# Collected data
━━━━━━━━━━━━━━━━
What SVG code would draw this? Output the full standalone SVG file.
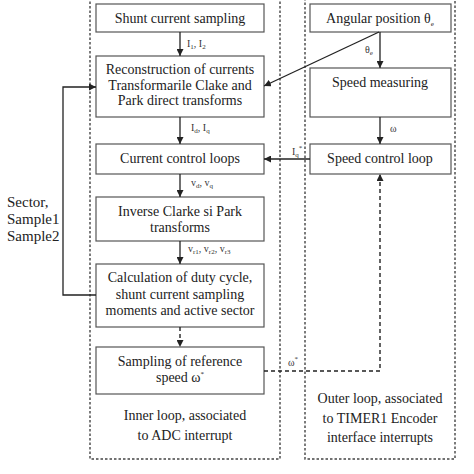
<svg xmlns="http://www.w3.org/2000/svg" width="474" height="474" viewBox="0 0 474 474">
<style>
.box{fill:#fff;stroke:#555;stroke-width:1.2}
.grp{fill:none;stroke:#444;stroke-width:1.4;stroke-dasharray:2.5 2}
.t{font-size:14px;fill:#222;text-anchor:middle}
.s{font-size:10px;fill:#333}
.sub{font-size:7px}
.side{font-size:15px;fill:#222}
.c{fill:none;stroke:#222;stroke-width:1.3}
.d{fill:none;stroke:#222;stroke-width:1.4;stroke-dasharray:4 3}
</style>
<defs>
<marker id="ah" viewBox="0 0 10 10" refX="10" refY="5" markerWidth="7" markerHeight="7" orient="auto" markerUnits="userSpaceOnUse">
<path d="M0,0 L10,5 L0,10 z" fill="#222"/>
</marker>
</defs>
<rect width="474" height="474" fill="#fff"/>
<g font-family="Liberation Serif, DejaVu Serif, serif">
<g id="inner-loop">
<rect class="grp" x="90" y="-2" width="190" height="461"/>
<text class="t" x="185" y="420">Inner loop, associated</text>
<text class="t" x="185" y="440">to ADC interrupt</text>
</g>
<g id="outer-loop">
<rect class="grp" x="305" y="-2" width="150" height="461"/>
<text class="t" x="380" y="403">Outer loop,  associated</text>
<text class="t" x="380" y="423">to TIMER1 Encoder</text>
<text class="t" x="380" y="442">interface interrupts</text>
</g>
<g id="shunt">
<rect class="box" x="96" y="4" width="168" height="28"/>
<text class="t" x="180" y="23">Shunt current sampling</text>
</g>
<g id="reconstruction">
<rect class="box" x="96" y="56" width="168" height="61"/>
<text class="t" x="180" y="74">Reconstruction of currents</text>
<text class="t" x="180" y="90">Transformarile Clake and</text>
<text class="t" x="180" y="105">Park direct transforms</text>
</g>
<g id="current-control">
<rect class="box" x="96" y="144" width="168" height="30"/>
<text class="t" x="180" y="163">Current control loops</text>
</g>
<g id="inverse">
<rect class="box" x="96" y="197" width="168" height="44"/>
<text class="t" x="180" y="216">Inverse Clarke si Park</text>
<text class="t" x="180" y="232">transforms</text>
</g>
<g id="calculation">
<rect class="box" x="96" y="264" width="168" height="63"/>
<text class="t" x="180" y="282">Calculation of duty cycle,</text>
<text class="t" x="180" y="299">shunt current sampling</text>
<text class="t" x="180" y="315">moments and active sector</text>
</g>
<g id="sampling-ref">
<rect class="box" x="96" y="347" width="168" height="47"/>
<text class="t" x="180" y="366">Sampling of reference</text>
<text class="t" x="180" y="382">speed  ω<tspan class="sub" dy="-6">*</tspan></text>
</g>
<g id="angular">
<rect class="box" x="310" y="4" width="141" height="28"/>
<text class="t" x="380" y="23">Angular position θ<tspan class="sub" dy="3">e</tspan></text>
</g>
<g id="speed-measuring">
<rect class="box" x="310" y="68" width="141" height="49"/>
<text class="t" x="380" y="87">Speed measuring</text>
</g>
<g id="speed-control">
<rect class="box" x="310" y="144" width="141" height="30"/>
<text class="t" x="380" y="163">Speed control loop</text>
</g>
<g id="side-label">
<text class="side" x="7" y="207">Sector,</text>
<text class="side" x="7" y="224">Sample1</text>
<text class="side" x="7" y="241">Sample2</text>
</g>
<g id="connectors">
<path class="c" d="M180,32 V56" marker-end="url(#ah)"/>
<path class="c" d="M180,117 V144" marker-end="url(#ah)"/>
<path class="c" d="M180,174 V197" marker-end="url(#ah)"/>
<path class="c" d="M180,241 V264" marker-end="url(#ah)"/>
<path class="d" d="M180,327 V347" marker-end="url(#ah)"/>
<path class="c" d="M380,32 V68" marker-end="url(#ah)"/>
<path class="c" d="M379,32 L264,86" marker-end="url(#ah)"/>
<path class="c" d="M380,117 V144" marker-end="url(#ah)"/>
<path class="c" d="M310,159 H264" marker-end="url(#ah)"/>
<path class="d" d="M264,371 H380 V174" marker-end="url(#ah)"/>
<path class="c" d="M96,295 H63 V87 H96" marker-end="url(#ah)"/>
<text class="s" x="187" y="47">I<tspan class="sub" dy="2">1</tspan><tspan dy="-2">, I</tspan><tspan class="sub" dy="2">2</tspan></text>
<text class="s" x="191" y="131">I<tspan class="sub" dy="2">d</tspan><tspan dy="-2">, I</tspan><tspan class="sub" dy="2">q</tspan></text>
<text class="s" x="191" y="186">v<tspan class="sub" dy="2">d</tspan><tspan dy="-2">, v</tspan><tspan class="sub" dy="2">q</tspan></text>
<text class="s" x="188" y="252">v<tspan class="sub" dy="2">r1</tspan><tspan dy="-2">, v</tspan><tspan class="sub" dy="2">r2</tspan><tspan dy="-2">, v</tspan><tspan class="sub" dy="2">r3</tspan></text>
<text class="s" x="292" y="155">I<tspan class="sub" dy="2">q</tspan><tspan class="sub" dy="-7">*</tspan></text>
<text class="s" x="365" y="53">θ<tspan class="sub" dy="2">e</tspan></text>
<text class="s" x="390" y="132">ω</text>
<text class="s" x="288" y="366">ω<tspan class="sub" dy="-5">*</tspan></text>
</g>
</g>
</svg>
━━━━━━━━━━━━━━━━
# What to work on
All of the data needs repeating exactly, but the pictures do not.

# Answer to the exercise
What SVG code would draw this? Output the full standalone SVG file.
<svg xmlns="http://www.w3.org/2000/svg" width="474" height="474" viewBox="0 0 474 474">
<style>
.box{fill:#fff;stroke:#555;stroke-width:1.2}
.grp{fill:none;stroke:#444;stroke-width:1.4;stroke-dasharray:2.5 2}
.t{font-size:14px;fill:#222;text-anchor:middle}
.s{font-size:10px;fill:#333}
.sub{font-size:7px}
.side{font-size:15px;fill:#222}
.c{fill:none;stroke:#222;stroke-width:1.3}
.d{fill:none;stroke:#222;stroke-width:1.4;stroke-dasharray:4 3}
</style>
<defs>
<marker id="ah" viewBox="0 0 10 10" refX="10" refY="5" markerWidth="7" markerHeight="7" orient="auto" markerUnits="userSpaceOnUse">
<path d="M0,0 L10,5 L0,10 z" fill="#222"/>
</marker>
</defs>
<rect width="474" height="474" fill="#fff"/>
<g font-family="Liberation Serif, DejaVu Serif, serif">
<g id="inner-loop">
<rect class="grp" x="90" y="-2" width="190" height="461"/>
<text class="t" x="185" y="420">Inner loop, associated</text>
<text class="t" x="185" y="440">to ADC interrupt</text>
</g>
<g id="outer-loop">
<rect class="grp" x="305" y="-2" width="150" height="461"/>
<text class="t" x="380" y="403">Outer loop,  associated</text>
<text class="t" x="380" y="423">to TIMER1 Encoder</text>
<text class="t" x="380" y="442">interface interrupts</text>
</g>
<g id="shunt">
<rect class="box" x="96" y="4" width="168" height="28"/>
<text class="t" x="180" y="23">Shunt current sampling</text>
</g>
<g id="reconstruction">
<rect class="box" x="96" y="56" width="168" height="61"/>
<text class="t" x="180" y="74">Reconstruction of currents</text>
<text class="t" x="180" y="90">Transformarile Clake and</text>
<text class="t" x="180" y="105">Park direct transforms</text>
</g>
<g id="current-control">
<rect class="box" x="96" y="144" width="168" height="30"/>
<text class="t" x="180" y="163">Current control loops</text>
</g>
<g id="inverse">
<rect class="box" x="96" y="197" width="168" height="44"/>
<text class="t" x="180" y="216">Inverse Clarke si Park</text>
<text class="t" x="180" y="232">transforms</text>
</g>
<g id="calculation">
<rect class="box" x="96" y="264" width="168" height="63"/>
<text class="t" x="180" y="282">Calculation of duty cycle,</text>
<text class="t" x="180" y="299">shunt current sampling</text>
<text class="t" x="180" y="315">moments and active sector</text>
</g>
<g id="sampling-ref">
<rect class="box" x="96" y="347" width="168" height="47"/>
<text class="t" x="180" y="366">Sampling of reference</text>
<text class="t" x="180" y="382">speed  ω<tspan class="sub" dy="-6">*</tspan></text>
</g>
<g id="angular">
<rect class="box" x="310" y="4" width="141" height="28"/>
<text class="t" x="380" y="23">Angular position θ<tspan class="sub" dy="3">e</tspan></text>
</g>
<g id="speed-measuring">
<rect class="box" x="310" y="68" width="141" height="49"/>
<text class="t" x="380" y="87">Speed measuring</text>
</g>
<g id="speed-control">
<rect class="box" x="310" y="144" width="141" height="30"/>
<text class="t" x="380" y="163">Speed control loop</text>
</g>
<g id="side-label">
<text class="side" x="7" y="207">Sector,</text>
<text class="side" x="7" y="224">Sample1</text>
<text class="side" x="7" y="241">Sample2</text>
</g>
<g id="connectors">
<path class="c" d="M180,32 V56" marker-end="url(#ah)"/>
<path class="c" d="M180,117 V144" marker-end="url(#ah)"/>
<path class="c" d="M180,174 V197" marker-end="url(#ah)"/>
<path class="c" d="M180,241 V264" marker-end="url(#ah)"/>
<path class="d" d="M180,327 V347" marker-end="url(#ah)"/>
<path class="c" d="M380,32 V68" marker-end="url(#ah)"/>
<path class="c" d="M379,32 L264,86" marker-end="url(#ah)"/>
<path class="c" d="M380,117 V144" marker-end="url(#ah)"/>
<path class="c" d="M310,159 H264" marker-end="url(#ah)"/>
<path class="d" d="M264,371 H380 V174" marker-end="url(#ah)"/>
<path class="c" d="M96,295 H63 V87 H96" marker-end="url(#ah)"/>
<text class="s" x="187" y="47">I<tspan class="sub" dy="2">1</tspan><tspan dy="-2">, I</tspan><tspan class="sub" dy="2">2</tspan></text>
<text class="s" x="191" y="131">I<tspan class="sub" dy="2">d</tspan><tspan dy="-2">, I</tspan><tspan class="sub" dy="2">q</tspan></text>
<text class="s" x="191" y="186">v<tspan class="sub" dy="2">d</tspan><tspan dy="-2">, v</tspan><tspan class="sub" dy="2">q</tspan></text>
<text class="s" x="188" y="252">v<tspan class="sub" dy="2">r1</tspan><tspan dy="-2">, v</tspan><tspan class="sub" dy="2">r2</tspan><tspan dy="-2">, v</tspan><tspan class="sub" dy="2">r3</tspan></text>
<text class="s" x="292" y="155">I<tspan class="sub" dy="2">q</tspan><tspan class="sub" dy="-7">*</tspan></text>
<text class="s" x="365" y="53">θ<tspan class="sub" dy="2">e</tspan></text>
<text class="s" x="390" y="132">ω</text>
<text class="s" x="288" y="366">ω<tspan class="sub" dy="-5">*</tspan></text>
</g>
</g>
</svg>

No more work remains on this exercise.